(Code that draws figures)
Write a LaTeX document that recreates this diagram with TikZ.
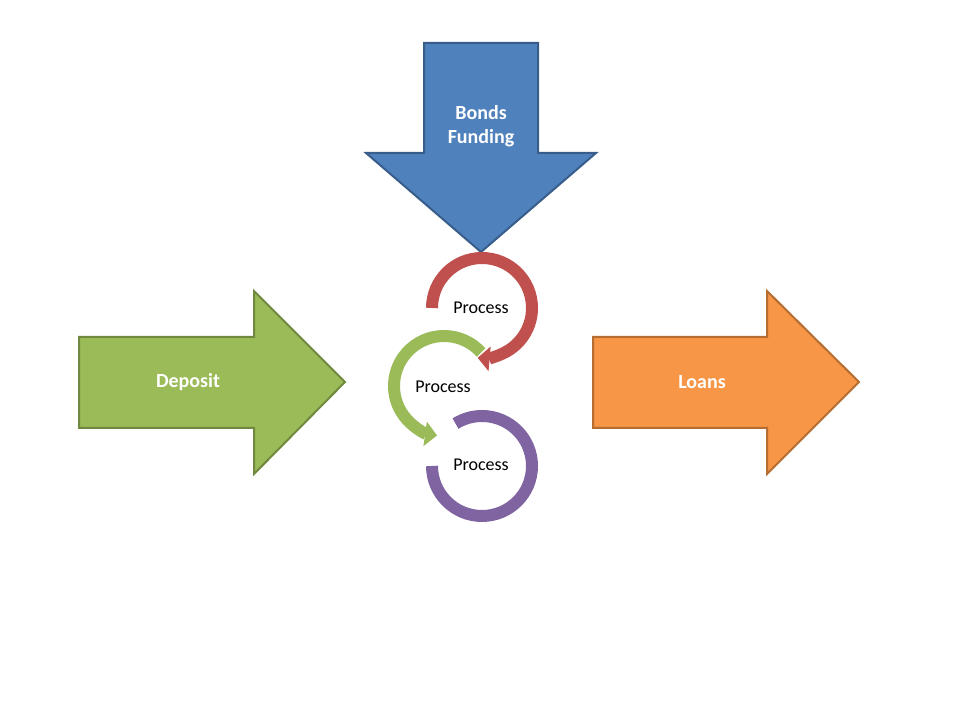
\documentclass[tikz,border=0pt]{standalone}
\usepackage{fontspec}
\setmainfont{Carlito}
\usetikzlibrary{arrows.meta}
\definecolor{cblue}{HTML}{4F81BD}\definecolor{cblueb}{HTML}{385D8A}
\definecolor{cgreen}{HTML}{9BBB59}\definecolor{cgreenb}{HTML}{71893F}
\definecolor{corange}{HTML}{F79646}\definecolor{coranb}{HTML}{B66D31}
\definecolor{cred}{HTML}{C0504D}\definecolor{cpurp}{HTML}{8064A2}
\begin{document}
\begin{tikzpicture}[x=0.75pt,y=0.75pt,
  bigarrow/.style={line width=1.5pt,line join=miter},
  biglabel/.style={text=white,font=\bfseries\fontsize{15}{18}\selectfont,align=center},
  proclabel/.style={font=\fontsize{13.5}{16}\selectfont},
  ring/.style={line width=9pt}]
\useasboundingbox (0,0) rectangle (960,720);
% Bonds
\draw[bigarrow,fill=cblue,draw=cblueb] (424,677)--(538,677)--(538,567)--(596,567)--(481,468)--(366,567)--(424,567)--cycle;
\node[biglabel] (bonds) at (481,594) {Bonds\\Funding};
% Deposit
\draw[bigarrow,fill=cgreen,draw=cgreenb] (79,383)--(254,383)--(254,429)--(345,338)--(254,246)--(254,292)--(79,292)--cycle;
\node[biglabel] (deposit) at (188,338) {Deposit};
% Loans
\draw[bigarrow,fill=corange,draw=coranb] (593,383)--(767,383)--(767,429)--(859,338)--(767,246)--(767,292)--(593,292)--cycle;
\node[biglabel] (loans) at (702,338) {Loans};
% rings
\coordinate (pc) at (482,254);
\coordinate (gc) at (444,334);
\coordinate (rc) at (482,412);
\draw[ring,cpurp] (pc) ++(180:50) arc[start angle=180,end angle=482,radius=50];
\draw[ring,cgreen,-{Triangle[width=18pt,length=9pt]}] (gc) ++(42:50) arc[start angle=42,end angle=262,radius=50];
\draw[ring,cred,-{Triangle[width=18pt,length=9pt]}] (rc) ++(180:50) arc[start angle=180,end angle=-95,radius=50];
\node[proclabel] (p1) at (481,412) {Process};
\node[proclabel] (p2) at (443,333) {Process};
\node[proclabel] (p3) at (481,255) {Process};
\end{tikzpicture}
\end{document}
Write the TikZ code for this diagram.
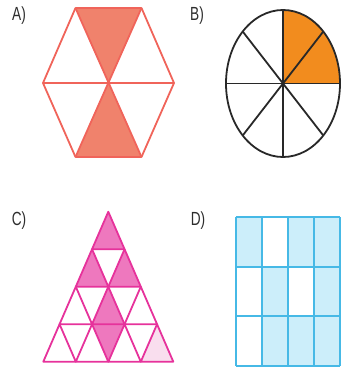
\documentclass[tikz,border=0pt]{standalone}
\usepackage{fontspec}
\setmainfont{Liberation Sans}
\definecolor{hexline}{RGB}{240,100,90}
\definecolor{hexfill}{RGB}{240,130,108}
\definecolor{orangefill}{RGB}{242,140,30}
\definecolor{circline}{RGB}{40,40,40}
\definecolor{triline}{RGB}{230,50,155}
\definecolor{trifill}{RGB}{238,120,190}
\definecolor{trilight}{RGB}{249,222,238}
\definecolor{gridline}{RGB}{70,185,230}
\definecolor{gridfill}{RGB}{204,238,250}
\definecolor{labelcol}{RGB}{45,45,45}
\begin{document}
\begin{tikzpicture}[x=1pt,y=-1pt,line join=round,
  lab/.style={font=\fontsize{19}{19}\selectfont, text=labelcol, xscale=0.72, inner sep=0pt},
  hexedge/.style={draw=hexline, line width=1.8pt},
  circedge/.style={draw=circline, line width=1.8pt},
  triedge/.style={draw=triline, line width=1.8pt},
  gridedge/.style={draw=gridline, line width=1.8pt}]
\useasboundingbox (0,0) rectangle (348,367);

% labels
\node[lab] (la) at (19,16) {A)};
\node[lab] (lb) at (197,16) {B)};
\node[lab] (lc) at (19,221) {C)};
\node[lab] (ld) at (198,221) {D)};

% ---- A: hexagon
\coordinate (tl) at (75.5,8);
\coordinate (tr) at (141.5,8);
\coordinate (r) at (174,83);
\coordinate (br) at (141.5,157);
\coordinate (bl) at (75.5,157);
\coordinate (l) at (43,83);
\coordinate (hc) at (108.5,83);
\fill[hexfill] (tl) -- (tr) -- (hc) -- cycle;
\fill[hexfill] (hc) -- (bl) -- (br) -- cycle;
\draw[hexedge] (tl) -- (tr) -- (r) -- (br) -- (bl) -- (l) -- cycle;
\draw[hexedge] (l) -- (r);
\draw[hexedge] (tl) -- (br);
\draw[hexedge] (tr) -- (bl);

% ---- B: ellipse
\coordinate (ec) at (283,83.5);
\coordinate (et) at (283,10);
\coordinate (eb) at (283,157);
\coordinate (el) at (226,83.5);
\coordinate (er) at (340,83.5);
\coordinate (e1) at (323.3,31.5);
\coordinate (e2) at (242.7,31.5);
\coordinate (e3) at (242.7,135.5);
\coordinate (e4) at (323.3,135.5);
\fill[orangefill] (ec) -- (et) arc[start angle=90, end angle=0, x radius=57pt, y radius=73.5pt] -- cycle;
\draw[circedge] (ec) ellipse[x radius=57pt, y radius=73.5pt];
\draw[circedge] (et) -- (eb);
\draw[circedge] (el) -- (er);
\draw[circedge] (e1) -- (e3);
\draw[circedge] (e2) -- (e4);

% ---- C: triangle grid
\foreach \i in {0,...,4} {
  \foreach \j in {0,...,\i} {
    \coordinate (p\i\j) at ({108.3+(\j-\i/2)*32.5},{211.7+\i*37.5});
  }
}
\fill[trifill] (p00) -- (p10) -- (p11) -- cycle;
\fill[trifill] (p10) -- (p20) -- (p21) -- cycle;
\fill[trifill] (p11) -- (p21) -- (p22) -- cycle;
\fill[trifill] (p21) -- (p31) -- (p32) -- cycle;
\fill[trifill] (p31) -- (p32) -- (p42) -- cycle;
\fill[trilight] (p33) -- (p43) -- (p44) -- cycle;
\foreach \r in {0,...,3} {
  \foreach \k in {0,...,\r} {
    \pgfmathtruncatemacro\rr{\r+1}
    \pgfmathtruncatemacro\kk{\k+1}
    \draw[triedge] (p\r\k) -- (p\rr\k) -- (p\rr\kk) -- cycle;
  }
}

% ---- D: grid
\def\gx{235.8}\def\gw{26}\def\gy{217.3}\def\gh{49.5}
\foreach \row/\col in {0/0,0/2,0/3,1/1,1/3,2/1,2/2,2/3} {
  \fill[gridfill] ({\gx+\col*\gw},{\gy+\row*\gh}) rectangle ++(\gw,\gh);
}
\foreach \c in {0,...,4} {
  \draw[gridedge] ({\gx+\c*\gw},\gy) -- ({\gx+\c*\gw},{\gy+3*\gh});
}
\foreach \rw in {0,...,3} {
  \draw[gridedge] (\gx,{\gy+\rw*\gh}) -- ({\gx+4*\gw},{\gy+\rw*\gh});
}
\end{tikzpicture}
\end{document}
==
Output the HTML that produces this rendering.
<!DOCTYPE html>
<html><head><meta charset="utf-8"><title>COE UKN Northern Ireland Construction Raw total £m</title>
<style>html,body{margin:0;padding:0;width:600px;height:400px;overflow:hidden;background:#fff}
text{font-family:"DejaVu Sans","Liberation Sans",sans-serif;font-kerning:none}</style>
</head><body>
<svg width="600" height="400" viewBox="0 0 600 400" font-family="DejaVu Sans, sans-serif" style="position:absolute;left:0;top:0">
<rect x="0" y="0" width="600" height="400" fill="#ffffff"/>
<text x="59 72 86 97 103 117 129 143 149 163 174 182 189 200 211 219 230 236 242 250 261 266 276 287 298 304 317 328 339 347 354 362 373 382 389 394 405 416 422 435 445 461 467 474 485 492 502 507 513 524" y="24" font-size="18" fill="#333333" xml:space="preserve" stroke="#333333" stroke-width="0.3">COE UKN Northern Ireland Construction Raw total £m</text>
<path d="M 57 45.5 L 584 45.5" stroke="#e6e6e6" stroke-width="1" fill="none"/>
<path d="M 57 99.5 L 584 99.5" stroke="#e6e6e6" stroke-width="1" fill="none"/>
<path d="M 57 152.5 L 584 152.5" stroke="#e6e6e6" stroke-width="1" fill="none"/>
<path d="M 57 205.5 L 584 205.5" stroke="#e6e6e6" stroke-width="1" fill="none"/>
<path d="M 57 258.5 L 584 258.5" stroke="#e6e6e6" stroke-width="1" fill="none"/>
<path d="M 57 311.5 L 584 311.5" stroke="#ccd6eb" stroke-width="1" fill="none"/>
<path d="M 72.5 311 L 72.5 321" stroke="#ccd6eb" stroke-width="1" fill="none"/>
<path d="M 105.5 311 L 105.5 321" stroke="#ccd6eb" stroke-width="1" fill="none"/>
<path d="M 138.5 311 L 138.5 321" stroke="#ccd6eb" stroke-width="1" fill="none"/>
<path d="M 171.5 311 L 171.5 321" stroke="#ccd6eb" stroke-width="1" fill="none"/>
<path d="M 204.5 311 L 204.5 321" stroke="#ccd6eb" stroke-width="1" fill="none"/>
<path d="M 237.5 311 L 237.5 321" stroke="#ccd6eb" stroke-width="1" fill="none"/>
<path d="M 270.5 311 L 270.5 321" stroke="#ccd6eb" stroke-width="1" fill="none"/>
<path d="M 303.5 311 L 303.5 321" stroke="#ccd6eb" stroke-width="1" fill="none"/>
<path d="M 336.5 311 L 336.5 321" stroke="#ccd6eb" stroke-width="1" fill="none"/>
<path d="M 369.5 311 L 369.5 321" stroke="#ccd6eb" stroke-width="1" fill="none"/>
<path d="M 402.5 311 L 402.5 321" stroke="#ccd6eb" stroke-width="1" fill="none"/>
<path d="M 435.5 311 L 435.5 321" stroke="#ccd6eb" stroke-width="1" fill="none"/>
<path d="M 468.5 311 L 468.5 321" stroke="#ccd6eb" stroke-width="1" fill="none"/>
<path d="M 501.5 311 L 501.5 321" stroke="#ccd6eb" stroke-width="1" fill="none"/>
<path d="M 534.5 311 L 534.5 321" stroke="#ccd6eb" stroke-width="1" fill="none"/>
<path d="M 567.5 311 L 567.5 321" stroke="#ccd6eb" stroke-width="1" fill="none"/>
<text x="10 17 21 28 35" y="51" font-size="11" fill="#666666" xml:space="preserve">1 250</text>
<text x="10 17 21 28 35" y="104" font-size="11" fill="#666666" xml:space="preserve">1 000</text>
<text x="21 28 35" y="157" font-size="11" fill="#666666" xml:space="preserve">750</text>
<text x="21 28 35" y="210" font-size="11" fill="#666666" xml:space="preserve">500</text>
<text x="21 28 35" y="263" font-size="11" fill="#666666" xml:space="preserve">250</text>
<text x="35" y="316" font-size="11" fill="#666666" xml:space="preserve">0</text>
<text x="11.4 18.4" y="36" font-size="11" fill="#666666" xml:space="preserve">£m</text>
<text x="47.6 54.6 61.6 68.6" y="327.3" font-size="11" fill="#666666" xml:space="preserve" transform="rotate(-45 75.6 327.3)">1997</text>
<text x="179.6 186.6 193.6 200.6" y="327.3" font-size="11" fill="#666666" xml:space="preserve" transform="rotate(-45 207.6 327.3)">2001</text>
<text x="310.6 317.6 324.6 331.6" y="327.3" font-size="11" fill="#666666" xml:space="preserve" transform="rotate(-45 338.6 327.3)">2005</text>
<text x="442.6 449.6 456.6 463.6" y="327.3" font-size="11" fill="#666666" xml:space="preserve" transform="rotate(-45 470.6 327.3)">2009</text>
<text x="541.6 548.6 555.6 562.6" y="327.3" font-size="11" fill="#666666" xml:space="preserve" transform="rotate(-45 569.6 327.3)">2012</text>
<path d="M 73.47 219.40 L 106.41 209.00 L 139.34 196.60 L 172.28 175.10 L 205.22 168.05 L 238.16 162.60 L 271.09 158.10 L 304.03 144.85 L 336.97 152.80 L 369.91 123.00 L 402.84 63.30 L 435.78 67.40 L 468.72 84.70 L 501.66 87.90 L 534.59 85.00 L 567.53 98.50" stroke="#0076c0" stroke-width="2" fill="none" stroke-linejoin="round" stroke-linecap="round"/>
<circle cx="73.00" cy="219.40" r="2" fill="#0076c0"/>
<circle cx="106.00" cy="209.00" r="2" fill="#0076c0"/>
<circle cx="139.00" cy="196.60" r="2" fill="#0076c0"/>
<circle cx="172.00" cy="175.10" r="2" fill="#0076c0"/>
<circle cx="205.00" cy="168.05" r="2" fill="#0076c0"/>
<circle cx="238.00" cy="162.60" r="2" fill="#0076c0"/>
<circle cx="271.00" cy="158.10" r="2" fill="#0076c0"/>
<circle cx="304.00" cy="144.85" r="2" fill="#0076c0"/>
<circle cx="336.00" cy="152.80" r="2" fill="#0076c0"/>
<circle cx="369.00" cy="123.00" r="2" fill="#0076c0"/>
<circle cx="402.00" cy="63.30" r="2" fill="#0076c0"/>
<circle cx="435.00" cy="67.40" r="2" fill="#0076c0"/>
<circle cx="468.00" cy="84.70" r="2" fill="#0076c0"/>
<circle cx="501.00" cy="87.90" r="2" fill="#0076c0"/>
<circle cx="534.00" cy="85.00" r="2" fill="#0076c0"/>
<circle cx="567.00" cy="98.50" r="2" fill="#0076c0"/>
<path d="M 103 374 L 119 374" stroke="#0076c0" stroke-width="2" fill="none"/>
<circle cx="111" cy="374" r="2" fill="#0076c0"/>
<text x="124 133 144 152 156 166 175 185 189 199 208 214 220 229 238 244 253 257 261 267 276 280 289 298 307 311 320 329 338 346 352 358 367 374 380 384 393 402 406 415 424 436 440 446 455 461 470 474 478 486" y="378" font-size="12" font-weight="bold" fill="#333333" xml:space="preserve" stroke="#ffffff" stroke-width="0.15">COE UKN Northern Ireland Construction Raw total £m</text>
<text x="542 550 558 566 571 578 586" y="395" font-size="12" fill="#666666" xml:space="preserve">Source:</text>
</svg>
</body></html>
--
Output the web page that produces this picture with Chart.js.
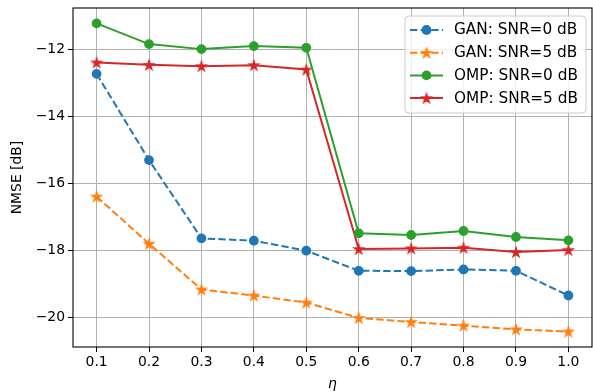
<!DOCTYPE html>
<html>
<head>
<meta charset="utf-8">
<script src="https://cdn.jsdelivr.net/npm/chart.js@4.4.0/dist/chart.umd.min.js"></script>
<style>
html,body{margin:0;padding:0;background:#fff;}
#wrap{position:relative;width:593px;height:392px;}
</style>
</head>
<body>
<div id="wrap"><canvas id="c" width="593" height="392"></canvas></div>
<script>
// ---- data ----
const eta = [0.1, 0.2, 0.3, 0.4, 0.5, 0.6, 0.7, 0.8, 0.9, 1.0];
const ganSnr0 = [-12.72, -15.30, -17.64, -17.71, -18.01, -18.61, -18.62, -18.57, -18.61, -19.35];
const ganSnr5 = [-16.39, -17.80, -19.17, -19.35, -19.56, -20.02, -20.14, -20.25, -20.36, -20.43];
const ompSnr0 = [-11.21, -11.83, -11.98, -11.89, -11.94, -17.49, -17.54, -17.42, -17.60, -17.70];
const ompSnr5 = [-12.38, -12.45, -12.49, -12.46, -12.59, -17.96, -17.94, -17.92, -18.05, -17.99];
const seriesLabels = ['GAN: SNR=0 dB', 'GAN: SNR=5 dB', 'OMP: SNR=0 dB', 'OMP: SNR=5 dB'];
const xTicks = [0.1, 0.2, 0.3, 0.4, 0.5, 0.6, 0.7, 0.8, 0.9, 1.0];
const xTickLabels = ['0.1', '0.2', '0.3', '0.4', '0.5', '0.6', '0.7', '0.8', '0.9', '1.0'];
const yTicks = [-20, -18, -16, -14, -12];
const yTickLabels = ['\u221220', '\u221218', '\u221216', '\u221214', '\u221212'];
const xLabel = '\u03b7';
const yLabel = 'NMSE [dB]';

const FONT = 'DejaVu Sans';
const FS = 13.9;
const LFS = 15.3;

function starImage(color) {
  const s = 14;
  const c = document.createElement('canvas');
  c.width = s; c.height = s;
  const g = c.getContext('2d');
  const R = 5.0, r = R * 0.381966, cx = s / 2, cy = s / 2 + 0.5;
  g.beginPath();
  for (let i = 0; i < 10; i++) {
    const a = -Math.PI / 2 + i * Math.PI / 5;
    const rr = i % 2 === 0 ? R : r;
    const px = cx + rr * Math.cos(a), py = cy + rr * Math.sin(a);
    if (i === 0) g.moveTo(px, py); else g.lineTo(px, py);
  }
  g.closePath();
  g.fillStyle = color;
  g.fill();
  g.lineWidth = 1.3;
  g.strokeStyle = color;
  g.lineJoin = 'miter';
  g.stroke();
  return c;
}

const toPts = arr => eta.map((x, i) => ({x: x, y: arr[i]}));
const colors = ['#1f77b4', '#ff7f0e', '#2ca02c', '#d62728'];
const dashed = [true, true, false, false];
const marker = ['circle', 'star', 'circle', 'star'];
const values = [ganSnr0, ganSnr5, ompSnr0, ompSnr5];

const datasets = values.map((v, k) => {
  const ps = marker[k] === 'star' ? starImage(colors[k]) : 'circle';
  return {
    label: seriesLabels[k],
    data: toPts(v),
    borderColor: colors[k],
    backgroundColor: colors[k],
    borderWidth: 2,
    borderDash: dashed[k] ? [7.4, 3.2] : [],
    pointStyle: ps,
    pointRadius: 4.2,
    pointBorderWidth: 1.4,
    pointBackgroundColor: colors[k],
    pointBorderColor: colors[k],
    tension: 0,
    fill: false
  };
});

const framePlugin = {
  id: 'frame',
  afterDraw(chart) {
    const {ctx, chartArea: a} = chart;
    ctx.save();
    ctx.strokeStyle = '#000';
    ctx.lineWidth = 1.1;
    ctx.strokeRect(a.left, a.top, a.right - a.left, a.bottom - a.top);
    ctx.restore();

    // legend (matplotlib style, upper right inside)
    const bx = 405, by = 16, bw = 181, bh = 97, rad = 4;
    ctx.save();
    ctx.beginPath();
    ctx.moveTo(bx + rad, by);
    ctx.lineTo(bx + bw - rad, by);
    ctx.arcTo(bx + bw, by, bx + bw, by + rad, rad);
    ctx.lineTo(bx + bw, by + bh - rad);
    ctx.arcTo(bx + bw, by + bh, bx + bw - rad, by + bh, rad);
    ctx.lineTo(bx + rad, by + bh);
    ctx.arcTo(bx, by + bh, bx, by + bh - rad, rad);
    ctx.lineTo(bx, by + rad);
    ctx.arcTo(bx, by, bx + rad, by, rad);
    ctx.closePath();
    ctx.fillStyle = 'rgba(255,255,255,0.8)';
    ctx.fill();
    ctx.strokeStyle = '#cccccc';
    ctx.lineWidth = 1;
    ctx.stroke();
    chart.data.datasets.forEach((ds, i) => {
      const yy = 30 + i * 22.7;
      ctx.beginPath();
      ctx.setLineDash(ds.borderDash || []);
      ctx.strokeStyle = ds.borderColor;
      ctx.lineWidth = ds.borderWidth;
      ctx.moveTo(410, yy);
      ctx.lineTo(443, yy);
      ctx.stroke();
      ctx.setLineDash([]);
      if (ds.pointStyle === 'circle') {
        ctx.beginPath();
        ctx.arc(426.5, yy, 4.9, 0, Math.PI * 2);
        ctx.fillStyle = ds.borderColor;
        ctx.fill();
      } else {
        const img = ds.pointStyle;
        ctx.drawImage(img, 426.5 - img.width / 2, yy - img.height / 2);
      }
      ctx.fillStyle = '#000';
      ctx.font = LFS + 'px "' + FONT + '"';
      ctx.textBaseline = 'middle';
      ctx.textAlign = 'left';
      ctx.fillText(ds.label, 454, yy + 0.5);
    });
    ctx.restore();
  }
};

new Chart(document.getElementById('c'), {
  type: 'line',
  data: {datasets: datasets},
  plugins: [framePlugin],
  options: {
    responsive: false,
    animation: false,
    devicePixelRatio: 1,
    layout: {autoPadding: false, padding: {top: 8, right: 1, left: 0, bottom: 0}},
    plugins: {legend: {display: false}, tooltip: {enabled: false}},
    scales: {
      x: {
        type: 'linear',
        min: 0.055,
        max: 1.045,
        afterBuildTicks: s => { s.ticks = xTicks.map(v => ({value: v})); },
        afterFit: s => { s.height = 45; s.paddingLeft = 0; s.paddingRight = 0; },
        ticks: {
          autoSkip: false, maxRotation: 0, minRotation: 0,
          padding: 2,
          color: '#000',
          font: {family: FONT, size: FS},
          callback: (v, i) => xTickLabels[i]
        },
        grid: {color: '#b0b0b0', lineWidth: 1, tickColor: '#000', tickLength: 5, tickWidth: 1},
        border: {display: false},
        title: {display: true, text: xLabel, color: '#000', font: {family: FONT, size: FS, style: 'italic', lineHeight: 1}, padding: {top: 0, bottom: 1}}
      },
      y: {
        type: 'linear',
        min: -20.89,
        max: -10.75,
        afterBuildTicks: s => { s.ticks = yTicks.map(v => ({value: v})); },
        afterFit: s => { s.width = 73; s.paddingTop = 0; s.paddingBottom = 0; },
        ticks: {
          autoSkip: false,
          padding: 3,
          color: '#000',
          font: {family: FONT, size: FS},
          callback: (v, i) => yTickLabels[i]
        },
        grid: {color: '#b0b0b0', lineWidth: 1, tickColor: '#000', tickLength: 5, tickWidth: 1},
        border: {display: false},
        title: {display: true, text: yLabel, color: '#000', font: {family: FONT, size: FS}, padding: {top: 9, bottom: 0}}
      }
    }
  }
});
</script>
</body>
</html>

*Instruction*.
Gather up the lines containing the word "this" from these records and copy them.

*Written solution*.
Write a LaTeX document that recreates this diagram with TikZ.
Write the TikZ code for this diagram.
Output the HTML that produces this rendering.
Output the web page that produces this picture with Chart.js.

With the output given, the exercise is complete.